Of the 34 death penalty states in the U.S., only three states allow judge override at all: Alabama, Delaware, and Florida. But Alabama is the only state where the practice continues without any meaningful oversight. No one has been sentenced to death by override in Florida since 1999. And not one person on Delaware’s death row was sentenced to death after the jury voted for life. Of these three states, Alabama is also the only one with partisan judicial elections, and overrides often occur with increasing frequency during election cycles.

EJI’s report illustrates the unreliable, biased, and arbitrary nature of override decisions, which depend on the county in which the defendant is tried, the judge who happens to preside over the case, and whether that judge is facing re-election. Those sentenced to death by elected judges after their juries voted for life include:

  • ACLU client Montez Spradley, an African-American man convicted of the death of a white woman in 2008. No physical evidence or eyewitness testimony connected Mr. Spradley to the murder, and Mr. Spradley has always maintained his innocence. He was sentenced to death by the judge after 10 jurors voted for a life sentence. His case is still pending in the Alabama Court of Criminal Appeals.
  • Courtney Lockhart, an African-American Iraq War veteran with a documented history of post-traumatic stress disorder, convicted of the murder of a white university student. A judge sentenced him to death early this year, even though his jury had unanimously recommended a life sentence.
  • Walter McMillian, an African-American man convicted for the death of a white woman, though multiple witnesses testified that he was at church at the time of the crime. The case against him was eventually dismissed, after he served six years on death row for a crime he did not commit.

See a pattern here? One of the most disturbing findings in EJI’s report is that race appears to play a significant role in the override system. Three-fourths of Alabama life-to-death override cases, like those of Mr. Spradley, Mr. Lockhart, and Mr. McMillian, occurred when the victim was white, even though the majority of homicide victims in Alabama are African-American.

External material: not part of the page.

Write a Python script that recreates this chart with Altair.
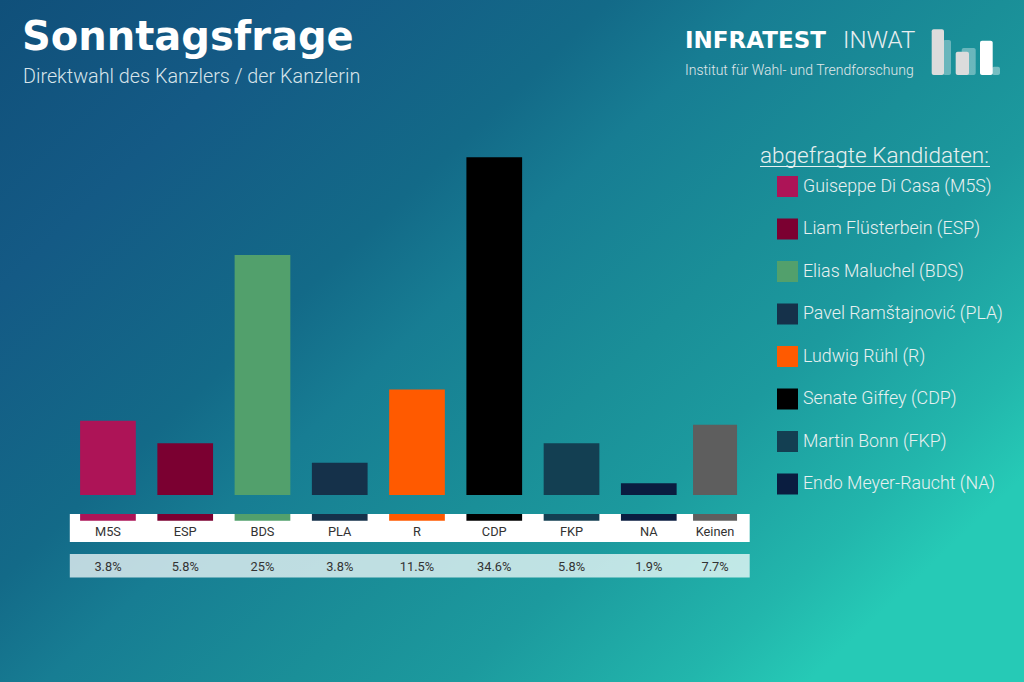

The practice of override is a major reason that Alabama remains the country’s leader in death sentencing per capita and executions per capita. Over 20 percent of Alabama’s death row prisoners were sent to death row even though their juries wanted them to live. When jurors who support the death penalty have listened closely to the evidence and put time and careful thought into determining that a person should not be sentenced to death, we should honor their verdict. Alabama should join the rest of the country and give meaningful voice to its juries.